Exercise directions —
Below is a listing; print exactly its lines from the one containing "Write the D3.js code for this chart." down to the one containing "const plotLeft = 8, plotRight", both inclusive, with every picture left out.

Listed records —

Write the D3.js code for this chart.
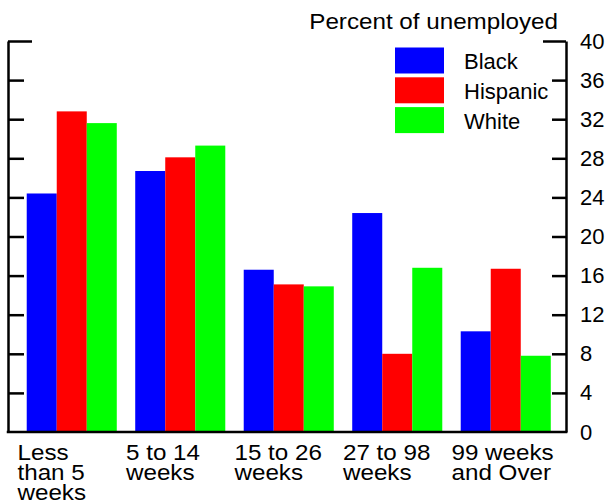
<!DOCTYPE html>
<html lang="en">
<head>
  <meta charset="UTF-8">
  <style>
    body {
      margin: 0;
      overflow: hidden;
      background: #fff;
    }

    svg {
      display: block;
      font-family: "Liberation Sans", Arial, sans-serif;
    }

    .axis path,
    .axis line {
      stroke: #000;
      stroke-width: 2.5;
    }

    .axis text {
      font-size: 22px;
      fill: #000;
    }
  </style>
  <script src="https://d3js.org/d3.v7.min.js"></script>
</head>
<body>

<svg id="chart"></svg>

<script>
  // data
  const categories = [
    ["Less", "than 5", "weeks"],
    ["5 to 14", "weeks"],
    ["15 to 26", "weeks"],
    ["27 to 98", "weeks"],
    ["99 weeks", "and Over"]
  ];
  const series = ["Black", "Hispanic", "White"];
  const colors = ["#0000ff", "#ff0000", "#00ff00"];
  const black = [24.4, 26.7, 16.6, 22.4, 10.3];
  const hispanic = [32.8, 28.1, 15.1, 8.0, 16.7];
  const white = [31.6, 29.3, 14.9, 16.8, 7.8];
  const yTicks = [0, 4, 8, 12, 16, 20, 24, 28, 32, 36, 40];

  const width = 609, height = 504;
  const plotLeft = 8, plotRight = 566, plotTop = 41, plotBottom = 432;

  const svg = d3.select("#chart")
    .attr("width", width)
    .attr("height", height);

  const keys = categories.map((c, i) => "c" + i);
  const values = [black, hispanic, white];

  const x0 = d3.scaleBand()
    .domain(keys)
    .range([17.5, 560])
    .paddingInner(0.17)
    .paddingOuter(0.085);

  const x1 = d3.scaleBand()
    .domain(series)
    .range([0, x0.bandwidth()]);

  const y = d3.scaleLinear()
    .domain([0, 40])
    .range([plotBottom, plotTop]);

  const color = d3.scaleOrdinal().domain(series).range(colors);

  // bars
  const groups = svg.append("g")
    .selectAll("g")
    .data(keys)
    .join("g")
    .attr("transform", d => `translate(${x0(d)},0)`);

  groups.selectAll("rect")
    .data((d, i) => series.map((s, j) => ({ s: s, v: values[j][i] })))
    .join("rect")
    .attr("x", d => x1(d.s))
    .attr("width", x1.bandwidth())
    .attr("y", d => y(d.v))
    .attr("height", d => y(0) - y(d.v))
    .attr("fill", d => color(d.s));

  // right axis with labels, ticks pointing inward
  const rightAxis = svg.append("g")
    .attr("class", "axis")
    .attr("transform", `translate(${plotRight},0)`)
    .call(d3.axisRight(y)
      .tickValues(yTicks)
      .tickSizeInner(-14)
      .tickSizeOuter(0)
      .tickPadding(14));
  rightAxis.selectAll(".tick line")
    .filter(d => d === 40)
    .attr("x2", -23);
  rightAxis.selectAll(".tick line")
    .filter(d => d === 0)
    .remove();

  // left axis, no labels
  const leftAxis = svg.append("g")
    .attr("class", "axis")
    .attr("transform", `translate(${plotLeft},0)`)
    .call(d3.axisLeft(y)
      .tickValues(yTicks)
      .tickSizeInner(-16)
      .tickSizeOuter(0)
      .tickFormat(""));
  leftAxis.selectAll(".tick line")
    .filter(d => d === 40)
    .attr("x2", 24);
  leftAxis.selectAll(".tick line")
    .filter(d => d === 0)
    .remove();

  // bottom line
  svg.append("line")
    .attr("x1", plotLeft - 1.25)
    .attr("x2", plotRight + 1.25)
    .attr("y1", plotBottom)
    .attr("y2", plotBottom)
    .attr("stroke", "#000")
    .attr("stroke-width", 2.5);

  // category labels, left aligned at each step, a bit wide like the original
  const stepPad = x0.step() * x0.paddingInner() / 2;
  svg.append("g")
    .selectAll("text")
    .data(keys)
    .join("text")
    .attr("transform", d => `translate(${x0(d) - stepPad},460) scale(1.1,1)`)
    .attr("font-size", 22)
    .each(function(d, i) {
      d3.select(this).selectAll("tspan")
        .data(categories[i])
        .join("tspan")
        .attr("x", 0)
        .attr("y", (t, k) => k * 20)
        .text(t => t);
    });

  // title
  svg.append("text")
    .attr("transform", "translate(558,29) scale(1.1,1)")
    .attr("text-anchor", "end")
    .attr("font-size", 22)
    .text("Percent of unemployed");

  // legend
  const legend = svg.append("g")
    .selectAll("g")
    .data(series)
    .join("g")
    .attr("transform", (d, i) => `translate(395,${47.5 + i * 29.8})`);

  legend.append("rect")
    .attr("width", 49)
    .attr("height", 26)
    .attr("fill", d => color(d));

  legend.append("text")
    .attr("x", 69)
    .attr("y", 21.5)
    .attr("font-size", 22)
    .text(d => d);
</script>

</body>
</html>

--

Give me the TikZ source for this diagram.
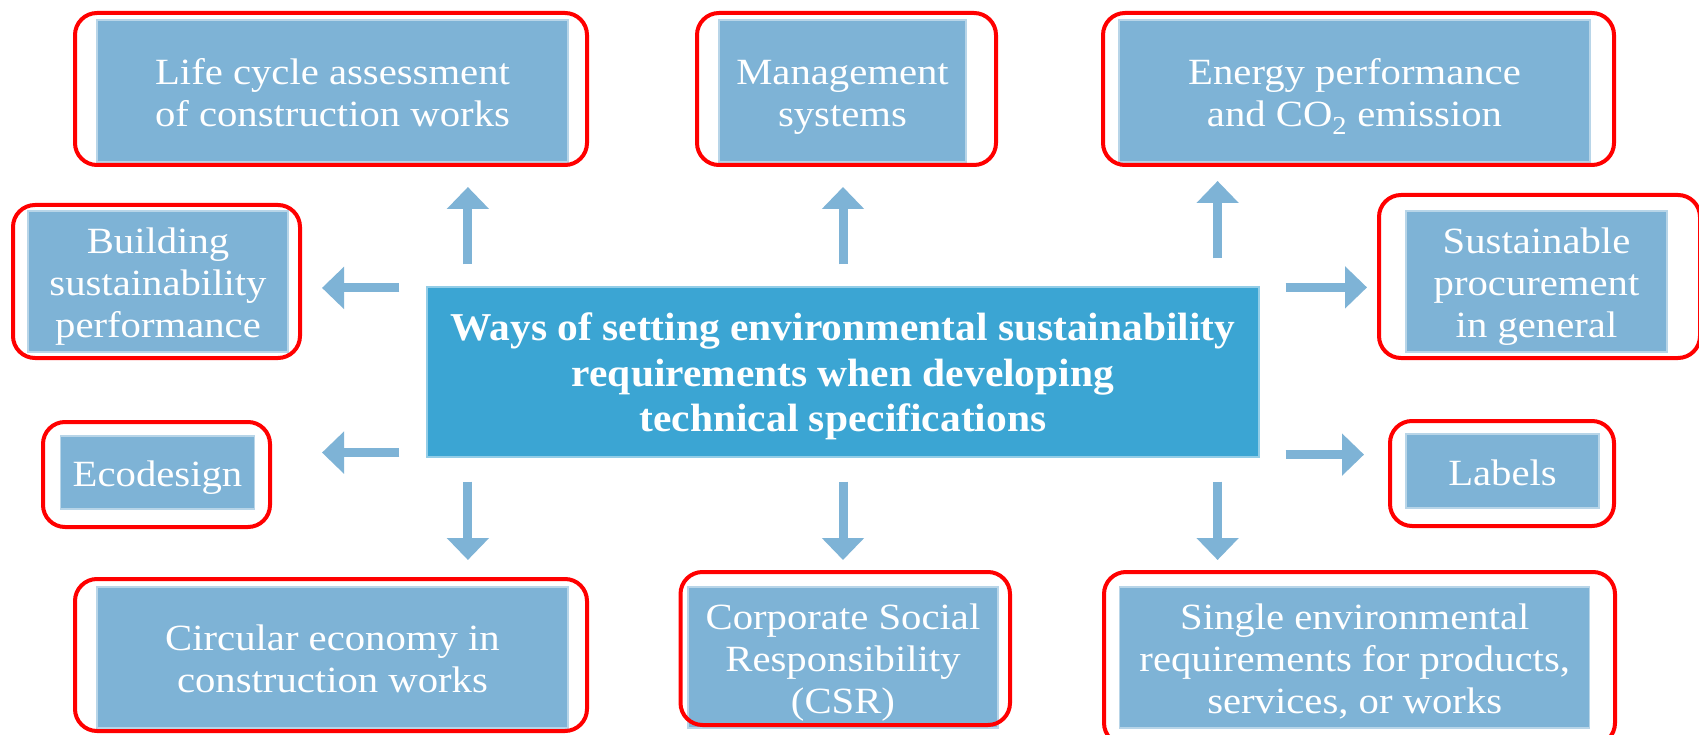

...

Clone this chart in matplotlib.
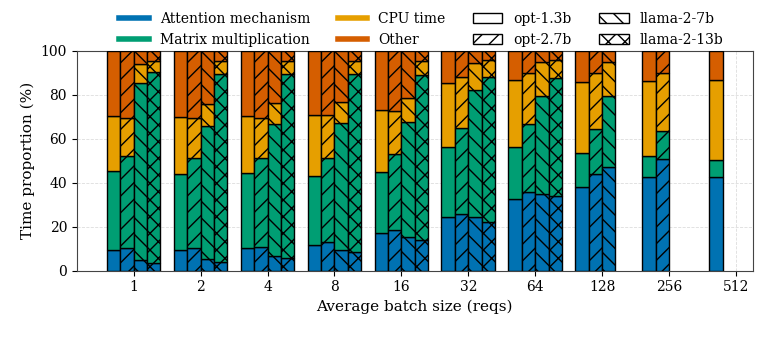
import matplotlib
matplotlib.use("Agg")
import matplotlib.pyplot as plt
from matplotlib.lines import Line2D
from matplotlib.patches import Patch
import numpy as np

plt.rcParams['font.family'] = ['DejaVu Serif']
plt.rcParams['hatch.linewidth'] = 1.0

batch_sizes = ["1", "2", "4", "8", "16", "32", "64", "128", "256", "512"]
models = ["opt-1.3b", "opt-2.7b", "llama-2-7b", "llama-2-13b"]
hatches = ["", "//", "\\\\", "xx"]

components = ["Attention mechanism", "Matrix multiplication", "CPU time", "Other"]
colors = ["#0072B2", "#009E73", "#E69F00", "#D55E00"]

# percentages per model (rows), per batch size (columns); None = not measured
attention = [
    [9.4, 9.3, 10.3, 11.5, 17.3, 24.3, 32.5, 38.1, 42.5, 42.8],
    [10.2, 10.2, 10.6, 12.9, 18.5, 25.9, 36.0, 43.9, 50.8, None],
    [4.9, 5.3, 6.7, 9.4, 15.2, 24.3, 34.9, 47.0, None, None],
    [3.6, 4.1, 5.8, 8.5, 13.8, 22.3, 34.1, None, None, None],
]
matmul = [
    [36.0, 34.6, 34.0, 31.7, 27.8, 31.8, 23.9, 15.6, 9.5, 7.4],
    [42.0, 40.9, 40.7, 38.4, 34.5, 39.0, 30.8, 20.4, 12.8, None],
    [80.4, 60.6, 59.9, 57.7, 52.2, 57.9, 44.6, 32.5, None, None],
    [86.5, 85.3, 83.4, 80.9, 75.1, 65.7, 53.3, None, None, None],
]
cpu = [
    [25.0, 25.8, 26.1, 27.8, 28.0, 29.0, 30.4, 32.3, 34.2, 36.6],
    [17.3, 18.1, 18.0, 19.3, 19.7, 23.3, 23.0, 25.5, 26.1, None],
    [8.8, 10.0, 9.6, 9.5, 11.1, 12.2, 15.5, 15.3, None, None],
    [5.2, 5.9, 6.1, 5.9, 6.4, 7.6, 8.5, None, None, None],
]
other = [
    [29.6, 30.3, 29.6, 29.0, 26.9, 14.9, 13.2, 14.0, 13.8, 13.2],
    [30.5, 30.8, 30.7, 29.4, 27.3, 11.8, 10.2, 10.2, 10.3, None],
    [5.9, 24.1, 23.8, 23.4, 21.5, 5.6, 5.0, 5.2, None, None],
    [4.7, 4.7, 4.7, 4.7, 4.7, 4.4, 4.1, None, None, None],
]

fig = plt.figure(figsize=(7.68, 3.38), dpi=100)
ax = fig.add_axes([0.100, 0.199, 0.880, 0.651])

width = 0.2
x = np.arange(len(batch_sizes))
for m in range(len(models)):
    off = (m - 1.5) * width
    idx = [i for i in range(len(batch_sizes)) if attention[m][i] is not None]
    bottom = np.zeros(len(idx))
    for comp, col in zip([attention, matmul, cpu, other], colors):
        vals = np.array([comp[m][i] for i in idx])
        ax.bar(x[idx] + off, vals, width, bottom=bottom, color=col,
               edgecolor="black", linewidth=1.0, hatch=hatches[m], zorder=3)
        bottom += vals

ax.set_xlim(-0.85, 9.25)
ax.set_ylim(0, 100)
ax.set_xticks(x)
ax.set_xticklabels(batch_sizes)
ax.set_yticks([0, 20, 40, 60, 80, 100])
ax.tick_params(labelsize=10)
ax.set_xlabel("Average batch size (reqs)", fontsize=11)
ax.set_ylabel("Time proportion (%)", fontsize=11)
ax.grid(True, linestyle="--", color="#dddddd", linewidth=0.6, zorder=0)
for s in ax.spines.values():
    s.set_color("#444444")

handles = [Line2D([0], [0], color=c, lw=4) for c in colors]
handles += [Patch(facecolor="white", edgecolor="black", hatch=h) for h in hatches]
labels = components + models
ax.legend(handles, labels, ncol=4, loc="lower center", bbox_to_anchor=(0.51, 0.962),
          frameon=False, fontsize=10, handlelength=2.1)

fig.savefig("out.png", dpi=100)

Answer to this problem —
Write the D3.js code for this chart.
<!DOCTYPE html>
<html lang="en">
<head>
  <meta charset="UTF-8">
  <style>
    body {
      margin: 0;
      overflow: hidden;
      background: #fff;
    }

    svg {
      display: block;
      font-family: "Liberation Sans", Arial, sans-serif;
    }

    .axis path,
    .axis line {
      stroke: #000;
      stroke-width: 2.5;
    }

    .axis text {
      font-size: 22px;
      fill: #000;
    }
  </style>
  <script src="https://d3js.org/d3.v7.min.js"></script>
</head>
<body>

<svg id="chart"></svg>

<script>
  // data
  const categories = [
    ["Less", "than 5", "weeks"],
    ["5 to 14", "weeks"],
    ["15 to 26", "weeks"],
    ["27 to 98", "weeks"],
    ["99 weeks", "and Over"]
  ];
  const series = ["Black", "Hispanic", "White"];
  const colors = ["#0000ff", "#ff0000", "#00ff00"];
  const black = [24.4, 26.7, 16.6, 22.4, 10.3];
  const hispanic = [32.8, 28.1, 15.1, 8.0, 16.7];
  const white = [31.6, 29.3, 14.9, 16.8, 7.8];
  const yTicks = [0, 4, 8, 12, 16, 20, 24, 28, 32, 36, 40];

  const width = 609, height = 504;
  const plotLeft = 8, plotRight = 566, plotTop = 41, plotBottom = 432;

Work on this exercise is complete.